He reached the Advanced Devices area, opened the door, and walked in. He made his way past the techs, still lounging at their benches; the engineers, reading their papers or books at their sloppy desks; Amelia, his giant, aged, hunchbacked, woolen-sweatered secretary; and finally entered his glass enclosure, stealing just the tiniest peek at Chris—Oh God, Chris, my lovely, hot-fleshed darling—as he flashed inside and collapsed into his heavily padded swivel chair.

  Chris. Chris. Christine. The magnified image of her soaked into the core of his consciousness, saturated his senses. He could see into her molecular structure, see the spaces between her atoms, the whirling electrons themselves. He could see into her soul, and more important, he could see down her bra. See her brown, puckered nipples like ripe coffee beans bursting with flavor, the delicately veined aureoles swelling juicily under—Stop! Stop.

  Why go on? Why make himself sick? To dream of her was to dream of wishes granted by genies: to be appointed president of the World Bank, to be invisible and loiter in women’s rest rooms, to be able to urinate and not feel the pee dripping into his shorts afterward. Miracles, he needed. Didn’t he see the rest of them talk about her, the technicians joke with her and try to get chummy as she worked on the bell jar? The engineers escort her to the cafeteria, clump around her like blood cells at the coffee break? And hadn’t he seen her résumé when he’d hired her eight months before? Christine Parness, twenty-eight, married. Why then did he torment himself with the impossible?
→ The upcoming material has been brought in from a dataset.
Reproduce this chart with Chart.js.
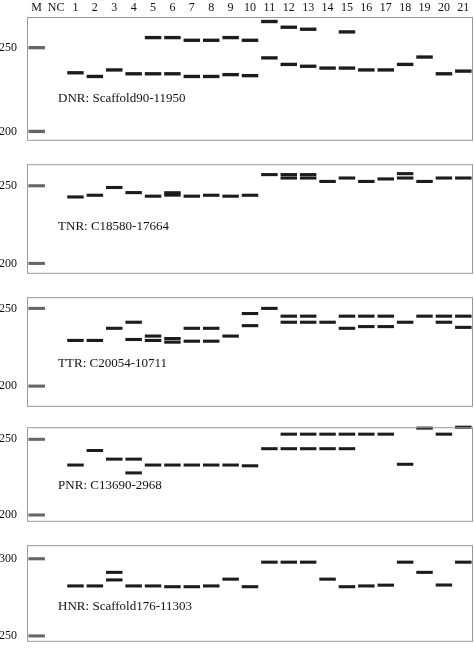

  He settled down to work. He filled out his daily section-head progress report form for Ardway, sailing through the “Summary” section, pausing slightly at the “Milestones Achieved” and “Milestones Forthcoming” headings. He had to be careful here and consult his past files; Ardway and Fish had dreamed up a computerized checking system that caught you if you either failed to reach a milestone you said you would, or reached a milestone you hadn’t predicted. Either violation was enough for a warning, and more than two warnings meant you’d probably be fired. The only saving feature was that since Ardway didn’t know anything, you could define your own milestones, and as long as you were internally consistent, the machine would never catch on.